Figure scripts
______

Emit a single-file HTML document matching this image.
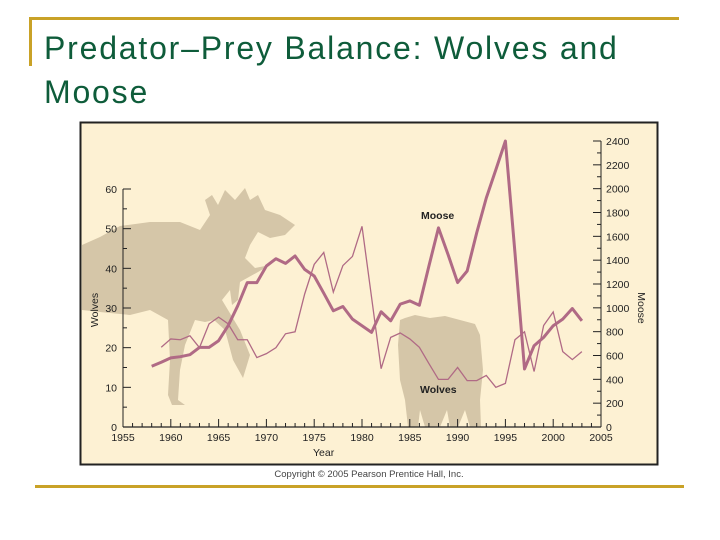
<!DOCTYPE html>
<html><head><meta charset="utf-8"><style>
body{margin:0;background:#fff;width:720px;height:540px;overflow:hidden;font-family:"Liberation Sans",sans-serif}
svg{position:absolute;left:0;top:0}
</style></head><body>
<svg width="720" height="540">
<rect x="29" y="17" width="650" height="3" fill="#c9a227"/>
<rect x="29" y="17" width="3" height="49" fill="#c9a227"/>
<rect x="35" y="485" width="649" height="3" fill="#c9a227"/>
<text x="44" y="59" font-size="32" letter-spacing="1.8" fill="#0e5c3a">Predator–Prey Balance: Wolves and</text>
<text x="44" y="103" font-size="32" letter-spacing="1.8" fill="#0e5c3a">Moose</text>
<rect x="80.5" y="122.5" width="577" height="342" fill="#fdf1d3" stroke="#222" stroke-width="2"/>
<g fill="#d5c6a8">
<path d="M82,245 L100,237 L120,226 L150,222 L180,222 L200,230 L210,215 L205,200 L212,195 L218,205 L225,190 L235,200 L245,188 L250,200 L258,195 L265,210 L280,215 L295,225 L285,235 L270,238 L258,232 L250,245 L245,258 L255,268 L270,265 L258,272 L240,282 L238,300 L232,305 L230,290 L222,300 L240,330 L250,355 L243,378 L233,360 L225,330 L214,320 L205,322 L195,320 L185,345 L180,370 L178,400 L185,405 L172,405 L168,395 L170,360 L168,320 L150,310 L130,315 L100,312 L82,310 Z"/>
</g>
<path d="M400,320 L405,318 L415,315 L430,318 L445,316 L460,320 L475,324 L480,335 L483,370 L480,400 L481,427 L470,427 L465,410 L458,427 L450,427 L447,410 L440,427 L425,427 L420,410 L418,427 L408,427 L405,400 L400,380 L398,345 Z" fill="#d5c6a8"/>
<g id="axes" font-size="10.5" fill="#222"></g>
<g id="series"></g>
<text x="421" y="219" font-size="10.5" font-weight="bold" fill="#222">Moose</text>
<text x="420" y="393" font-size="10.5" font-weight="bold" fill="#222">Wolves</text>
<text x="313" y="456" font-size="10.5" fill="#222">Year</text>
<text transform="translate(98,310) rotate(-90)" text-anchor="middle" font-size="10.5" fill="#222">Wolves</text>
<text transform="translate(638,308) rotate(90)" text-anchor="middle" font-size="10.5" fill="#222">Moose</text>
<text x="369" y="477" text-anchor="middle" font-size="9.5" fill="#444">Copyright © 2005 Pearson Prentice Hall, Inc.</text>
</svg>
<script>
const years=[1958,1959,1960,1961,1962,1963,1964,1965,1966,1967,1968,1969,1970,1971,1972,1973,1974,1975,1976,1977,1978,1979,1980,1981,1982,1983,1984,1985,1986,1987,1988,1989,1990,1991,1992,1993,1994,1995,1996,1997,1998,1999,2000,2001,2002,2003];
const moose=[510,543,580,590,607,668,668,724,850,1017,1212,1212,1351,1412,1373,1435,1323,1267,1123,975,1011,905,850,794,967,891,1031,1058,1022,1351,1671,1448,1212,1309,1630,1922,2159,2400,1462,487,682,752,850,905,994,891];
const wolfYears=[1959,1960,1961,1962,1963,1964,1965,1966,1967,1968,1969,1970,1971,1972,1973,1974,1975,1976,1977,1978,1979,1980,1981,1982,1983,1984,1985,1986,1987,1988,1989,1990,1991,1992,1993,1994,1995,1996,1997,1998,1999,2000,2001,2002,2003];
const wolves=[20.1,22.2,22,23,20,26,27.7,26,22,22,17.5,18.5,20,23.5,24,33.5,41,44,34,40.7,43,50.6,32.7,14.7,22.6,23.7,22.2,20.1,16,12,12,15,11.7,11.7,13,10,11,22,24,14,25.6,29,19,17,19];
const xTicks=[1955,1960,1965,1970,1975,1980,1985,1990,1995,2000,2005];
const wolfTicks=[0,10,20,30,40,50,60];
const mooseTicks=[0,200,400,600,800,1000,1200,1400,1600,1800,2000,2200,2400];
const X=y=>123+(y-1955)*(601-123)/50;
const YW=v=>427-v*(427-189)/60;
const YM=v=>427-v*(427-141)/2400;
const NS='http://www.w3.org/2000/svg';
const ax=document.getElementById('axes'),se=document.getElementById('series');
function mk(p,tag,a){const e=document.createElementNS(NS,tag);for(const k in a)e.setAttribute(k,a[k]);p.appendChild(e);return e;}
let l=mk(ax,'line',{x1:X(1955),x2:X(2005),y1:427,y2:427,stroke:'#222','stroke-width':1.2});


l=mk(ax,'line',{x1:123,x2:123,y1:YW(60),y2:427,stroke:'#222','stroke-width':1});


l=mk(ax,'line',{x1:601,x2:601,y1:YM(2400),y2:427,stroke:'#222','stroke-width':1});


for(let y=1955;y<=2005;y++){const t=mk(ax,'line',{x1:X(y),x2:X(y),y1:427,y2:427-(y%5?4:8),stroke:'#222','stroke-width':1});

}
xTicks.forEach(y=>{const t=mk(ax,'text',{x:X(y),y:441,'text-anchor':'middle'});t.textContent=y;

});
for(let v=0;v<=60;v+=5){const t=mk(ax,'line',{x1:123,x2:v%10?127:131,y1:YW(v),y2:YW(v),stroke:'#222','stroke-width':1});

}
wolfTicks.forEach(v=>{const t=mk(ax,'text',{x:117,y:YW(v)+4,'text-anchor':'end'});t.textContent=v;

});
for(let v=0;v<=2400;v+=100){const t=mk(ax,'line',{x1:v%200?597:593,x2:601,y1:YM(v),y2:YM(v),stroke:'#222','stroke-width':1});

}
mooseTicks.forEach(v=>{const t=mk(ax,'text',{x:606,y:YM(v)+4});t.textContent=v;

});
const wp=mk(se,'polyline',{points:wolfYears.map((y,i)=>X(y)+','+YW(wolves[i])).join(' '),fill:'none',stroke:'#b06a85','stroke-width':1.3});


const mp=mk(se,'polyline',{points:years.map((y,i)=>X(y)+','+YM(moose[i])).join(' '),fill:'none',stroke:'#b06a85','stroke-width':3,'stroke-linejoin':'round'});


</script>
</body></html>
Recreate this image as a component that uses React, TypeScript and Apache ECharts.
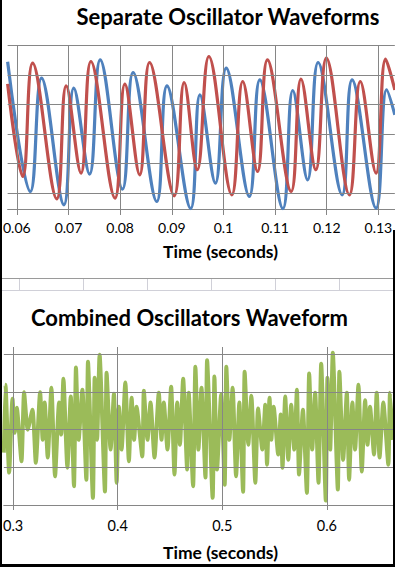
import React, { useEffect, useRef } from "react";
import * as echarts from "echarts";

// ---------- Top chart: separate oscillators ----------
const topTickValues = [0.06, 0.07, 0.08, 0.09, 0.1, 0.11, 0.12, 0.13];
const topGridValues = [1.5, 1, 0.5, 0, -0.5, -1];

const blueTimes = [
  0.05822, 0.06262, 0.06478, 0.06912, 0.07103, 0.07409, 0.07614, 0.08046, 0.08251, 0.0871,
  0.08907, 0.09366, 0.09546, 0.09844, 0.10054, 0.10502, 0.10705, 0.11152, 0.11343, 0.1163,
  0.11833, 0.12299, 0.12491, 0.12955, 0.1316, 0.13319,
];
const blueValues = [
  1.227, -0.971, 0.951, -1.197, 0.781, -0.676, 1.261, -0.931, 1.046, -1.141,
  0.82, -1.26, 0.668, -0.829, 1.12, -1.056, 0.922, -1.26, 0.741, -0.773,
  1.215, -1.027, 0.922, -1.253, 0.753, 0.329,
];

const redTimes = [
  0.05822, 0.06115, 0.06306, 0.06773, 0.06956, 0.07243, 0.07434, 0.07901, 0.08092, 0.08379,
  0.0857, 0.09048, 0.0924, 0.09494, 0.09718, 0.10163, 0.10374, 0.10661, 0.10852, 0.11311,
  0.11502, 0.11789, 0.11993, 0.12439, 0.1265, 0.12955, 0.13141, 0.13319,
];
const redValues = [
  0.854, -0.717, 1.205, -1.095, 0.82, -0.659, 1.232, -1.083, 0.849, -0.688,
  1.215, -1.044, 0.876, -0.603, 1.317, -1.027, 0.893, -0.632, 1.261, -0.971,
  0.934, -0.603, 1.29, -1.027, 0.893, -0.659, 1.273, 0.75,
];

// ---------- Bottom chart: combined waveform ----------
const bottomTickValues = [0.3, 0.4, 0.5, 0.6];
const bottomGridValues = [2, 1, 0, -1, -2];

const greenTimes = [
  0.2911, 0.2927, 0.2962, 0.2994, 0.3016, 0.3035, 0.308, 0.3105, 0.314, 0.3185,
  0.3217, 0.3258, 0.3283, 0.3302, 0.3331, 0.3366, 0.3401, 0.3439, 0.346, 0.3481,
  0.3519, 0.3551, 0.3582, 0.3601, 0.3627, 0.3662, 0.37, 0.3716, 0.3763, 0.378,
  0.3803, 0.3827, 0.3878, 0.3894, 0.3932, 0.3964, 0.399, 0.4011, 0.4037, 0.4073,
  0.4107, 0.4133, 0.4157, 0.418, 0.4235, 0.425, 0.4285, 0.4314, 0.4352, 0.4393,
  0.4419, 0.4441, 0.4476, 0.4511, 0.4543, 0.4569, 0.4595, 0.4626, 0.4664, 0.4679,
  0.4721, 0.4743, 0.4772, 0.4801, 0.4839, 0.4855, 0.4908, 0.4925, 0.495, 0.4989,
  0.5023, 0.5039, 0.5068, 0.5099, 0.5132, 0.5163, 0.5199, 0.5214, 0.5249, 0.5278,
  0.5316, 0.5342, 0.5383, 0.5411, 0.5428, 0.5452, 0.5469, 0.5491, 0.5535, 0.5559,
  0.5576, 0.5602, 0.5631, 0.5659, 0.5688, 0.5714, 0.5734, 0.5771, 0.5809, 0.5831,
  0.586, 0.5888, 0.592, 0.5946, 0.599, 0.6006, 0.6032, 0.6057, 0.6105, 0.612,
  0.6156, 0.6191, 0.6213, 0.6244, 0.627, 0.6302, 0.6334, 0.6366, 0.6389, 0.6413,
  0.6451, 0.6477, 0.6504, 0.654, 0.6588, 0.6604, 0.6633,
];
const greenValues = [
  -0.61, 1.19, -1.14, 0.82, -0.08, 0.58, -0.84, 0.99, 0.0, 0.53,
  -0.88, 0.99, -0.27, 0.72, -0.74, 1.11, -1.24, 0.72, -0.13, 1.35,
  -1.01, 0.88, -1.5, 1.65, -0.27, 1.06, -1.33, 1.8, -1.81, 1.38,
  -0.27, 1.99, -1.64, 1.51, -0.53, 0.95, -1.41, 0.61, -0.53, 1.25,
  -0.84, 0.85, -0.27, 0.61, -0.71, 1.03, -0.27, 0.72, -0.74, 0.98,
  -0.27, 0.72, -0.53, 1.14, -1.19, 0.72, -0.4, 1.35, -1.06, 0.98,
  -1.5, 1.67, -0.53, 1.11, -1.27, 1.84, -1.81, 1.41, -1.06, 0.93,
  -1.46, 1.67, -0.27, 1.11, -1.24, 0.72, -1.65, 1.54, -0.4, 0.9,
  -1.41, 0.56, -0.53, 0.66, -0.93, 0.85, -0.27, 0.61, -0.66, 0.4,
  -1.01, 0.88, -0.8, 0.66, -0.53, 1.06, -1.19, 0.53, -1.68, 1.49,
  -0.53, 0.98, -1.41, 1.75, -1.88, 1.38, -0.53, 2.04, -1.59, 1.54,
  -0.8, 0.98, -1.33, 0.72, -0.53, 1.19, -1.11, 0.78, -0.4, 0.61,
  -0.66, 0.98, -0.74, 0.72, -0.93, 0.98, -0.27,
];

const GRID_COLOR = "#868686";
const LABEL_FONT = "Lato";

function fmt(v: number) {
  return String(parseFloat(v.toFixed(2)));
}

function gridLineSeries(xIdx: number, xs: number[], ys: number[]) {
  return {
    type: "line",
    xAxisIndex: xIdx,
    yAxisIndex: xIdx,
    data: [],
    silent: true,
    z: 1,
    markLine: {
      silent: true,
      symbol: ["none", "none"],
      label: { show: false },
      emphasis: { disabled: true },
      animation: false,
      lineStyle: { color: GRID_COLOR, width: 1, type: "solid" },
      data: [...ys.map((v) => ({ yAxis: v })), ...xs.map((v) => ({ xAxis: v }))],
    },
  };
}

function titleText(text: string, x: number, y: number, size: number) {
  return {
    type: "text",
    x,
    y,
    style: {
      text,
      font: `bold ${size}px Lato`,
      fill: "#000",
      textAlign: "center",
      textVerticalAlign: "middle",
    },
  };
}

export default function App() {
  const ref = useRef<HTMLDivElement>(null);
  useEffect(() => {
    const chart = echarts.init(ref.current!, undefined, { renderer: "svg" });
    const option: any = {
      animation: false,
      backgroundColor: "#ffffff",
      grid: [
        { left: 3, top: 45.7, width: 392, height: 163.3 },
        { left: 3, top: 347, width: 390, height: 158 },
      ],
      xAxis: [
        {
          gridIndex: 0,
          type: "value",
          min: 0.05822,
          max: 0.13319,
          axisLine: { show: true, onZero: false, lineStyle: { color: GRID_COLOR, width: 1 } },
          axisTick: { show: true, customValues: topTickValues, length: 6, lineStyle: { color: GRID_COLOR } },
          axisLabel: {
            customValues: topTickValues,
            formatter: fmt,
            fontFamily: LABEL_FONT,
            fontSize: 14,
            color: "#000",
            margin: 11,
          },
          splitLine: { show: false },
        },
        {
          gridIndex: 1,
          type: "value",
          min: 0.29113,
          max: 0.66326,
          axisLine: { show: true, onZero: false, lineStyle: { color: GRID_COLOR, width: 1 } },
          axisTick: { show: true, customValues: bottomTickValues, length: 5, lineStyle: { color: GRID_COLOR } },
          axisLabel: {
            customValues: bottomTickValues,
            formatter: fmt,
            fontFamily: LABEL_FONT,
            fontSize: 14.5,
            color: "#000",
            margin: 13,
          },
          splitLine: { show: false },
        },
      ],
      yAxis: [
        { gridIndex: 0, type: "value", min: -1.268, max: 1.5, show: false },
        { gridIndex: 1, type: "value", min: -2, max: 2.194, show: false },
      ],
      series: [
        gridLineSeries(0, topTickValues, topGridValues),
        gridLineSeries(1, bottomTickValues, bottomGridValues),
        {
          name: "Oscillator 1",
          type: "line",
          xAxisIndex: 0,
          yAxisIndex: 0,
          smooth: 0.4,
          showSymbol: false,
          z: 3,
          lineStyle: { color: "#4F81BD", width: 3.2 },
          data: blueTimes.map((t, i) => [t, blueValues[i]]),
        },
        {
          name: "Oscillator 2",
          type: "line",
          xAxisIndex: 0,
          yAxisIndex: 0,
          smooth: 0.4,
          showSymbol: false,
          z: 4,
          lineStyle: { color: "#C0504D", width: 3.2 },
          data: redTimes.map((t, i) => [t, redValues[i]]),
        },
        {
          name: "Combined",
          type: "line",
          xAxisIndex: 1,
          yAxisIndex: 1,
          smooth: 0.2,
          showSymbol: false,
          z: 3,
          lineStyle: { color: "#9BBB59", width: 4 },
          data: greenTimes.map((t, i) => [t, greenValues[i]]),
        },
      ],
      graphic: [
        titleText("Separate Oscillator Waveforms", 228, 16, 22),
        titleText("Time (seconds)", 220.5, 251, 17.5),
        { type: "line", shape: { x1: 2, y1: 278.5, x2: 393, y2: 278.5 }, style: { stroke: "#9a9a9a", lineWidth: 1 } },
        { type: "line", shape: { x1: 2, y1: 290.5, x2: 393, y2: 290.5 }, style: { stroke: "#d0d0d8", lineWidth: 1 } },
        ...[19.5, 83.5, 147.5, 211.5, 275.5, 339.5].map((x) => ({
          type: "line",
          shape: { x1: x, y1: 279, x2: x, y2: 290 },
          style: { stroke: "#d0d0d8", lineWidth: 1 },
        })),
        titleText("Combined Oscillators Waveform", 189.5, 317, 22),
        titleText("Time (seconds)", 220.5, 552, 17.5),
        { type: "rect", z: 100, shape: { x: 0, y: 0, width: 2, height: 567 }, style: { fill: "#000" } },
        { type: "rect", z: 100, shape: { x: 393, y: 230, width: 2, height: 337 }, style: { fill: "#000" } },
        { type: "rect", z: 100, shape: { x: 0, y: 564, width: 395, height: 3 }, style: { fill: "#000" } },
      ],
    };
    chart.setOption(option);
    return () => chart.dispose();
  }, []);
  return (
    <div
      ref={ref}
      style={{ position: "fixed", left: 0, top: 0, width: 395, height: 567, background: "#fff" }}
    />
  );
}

______

Each line of the data that includes the word "React" counts once; report the total and nothing more.

### SOLUTION TO THIS TASK:
2